▶ **TASK INPUTS**
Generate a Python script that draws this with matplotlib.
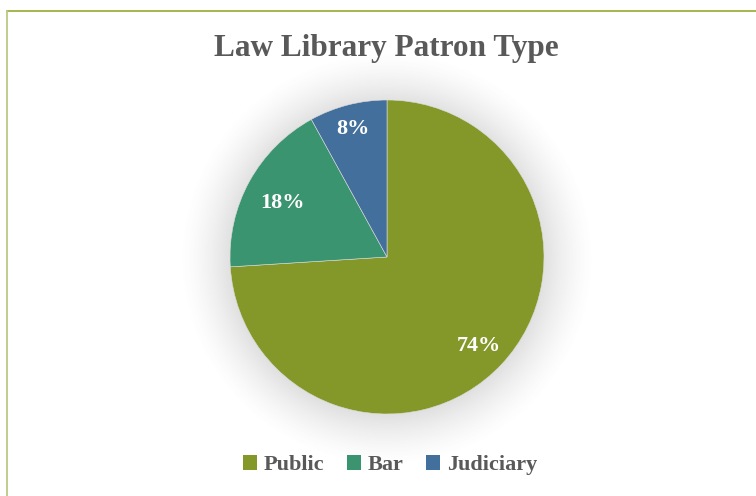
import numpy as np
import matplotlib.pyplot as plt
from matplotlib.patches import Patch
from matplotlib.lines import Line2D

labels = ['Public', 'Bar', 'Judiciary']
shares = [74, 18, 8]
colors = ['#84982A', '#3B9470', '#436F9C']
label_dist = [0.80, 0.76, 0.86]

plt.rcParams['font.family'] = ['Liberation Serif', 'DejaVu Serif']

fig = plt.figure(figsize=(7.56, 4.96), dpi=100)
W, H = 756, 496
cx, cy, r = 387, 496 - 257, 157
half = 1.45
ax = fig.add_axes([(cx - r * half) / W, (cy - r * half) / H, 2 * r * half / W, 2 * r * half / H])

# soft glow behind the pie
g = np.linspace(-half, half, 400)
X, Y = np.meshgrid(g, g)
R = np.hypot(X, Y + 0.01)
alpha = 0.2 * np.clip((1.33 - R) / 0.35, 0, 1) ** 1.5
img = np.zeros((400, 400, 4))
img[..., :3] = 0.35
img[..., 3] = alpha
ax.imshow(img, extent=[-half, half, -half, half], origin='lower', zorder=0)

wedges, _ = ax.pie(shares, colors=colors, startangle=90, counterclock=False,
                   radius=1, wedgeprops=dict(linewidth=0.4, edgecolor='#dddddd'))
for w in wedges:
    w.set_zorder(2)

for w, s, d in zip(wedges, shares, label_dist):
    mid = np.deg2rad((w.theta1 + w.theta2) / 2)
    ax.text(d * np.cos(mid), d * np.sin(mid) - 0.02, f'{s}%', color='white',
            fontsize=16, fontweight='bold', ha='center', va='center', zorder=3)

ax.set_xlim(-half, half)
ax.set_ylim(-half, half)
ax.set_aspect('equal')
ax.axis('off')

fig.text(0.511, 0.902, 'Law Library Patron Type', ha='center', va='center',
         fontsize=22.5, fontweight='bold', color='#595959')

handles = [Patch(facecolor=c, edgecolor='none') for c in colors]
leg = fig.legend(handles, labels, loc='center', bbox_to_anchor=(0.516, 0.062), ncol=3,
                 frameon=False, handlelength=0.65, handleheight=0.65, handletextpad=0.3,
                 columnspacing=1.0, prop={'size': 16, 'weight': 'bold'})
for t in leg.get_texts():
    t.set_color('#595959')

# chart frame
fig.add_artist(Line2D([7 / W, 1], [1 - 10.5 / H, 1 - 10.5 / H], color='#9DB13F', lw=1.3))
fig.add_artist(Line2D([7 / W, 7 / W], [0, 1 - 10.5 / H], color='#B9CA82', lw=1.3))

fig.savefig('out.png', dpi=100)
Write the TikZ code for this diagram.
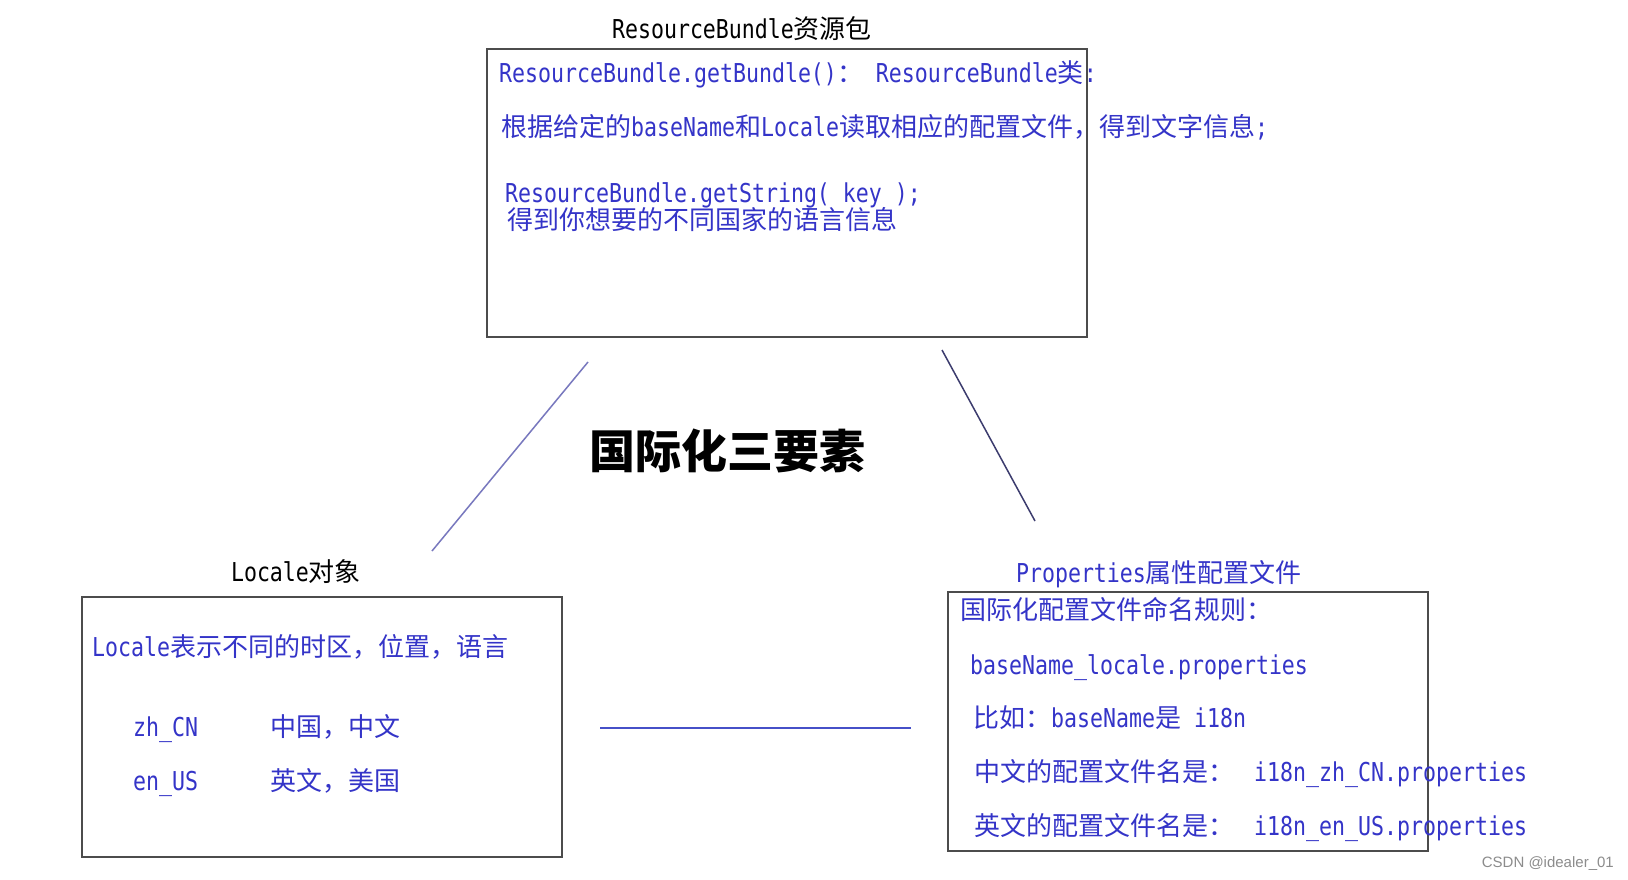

▶ **EXERCISE GOAL**
List all lines above in which the string "matplotlib" appears.

▶ **FINISHED TASK**
Generate a Python script that draws this with matplotlib.
import matplotlib.pyplot as plt
from matplotlib.patches import Patch
from matplotlib.lines import Line2D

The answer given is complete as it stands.